Le mardi 17 décembre 2024, le président Evariste Ndayishimiye a ordonné à l’Office burundais des Recettes (OBR) de recouvrer toutes les recettes fiscales non perçues d’ici le 31 décembre 2024, sous peine de sanctions. Cette décision fait suite à un rapport mettant en évidence des tensions avec certains contribuables refusant de payer leurs impôts.

Le gouvernement burundais face à des défis majeurs pour stimuler la croissance économique

Selon l’expert en économie Jules Poncelet, le climat des affaires au Burundi reste défavorable, en raison de l’absence d’infrastructures routières, de la pénurie de carburant, du manque de devises nécessaires pour soutenir les activités économiques et de l’insuffisance de l’électricité.

« Il est essentiel que le gouvernement commence par développer les infrastructures routières, garantir l’approvisionnement en carburant et mettre en place des prévisions adéquates en devises et augmenter la puissance de son énergie », souligne-t-il.

Dans un communiqué de presse publié en juin 2024 sur son site web, la Banque mondiale déclare que la mauvaise qualité des services d’électricité compromet les opportunités de croissance économique au Burundi et que le manque d’investissements a entravé les efforts d’expansion de l’accès à l’électricité.

« La mauvaise qualité des services d’électricité compromet les opportunités de croissance économique au Burundi et le manque d’investissements a compromis les efforts d’expansion de l’accès à l’électricité », peut-on lire.

La Banque mondiale devrait soutenir le projet visant à augmenter l’accès à l’électricité au Burundi, ce qui contribuera à améliorer la performance du secteur énergétique du pays.
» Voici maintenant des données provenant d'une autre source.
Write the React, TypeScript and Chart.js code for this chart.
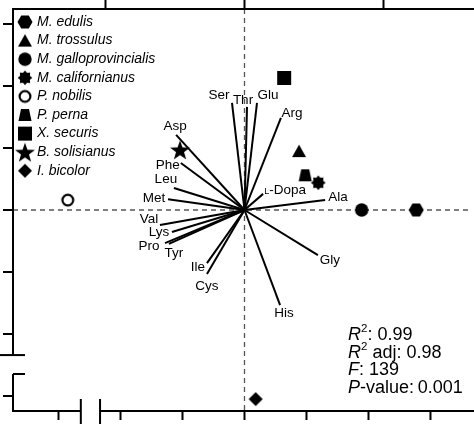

Le projet devrait bénéficier à environ 2,4 millions de personnes, 1 200 institutions publiques et 6 000 petites et moyennes entreprises et industries, grâce à un accès nouveau ou amélioré à l’électricité.

Pour la Regideso, le gouvernement a déployé des efforts considérables dans la production d’énergie électrique. Plusieurs projets nationaux et régionaux de production sont en cours de réalisation avec l’appui de partenaires au développement, dont la Banque mondiale et la Banque africaine de développement, visant à augmenter la capacité installée de 78,7 MW en 2020 à 239 MW en 2026, soit une augmentation d’environ 200 %.

Le Burundi mise sur les conférences économiques régionales et la signature d’accords bilatéraux et multilatéraux pour attirer les investisseurs locaux et internationaux, afin de valoriser les atouts du Burundi et améliorer les conditions de vie de sa population.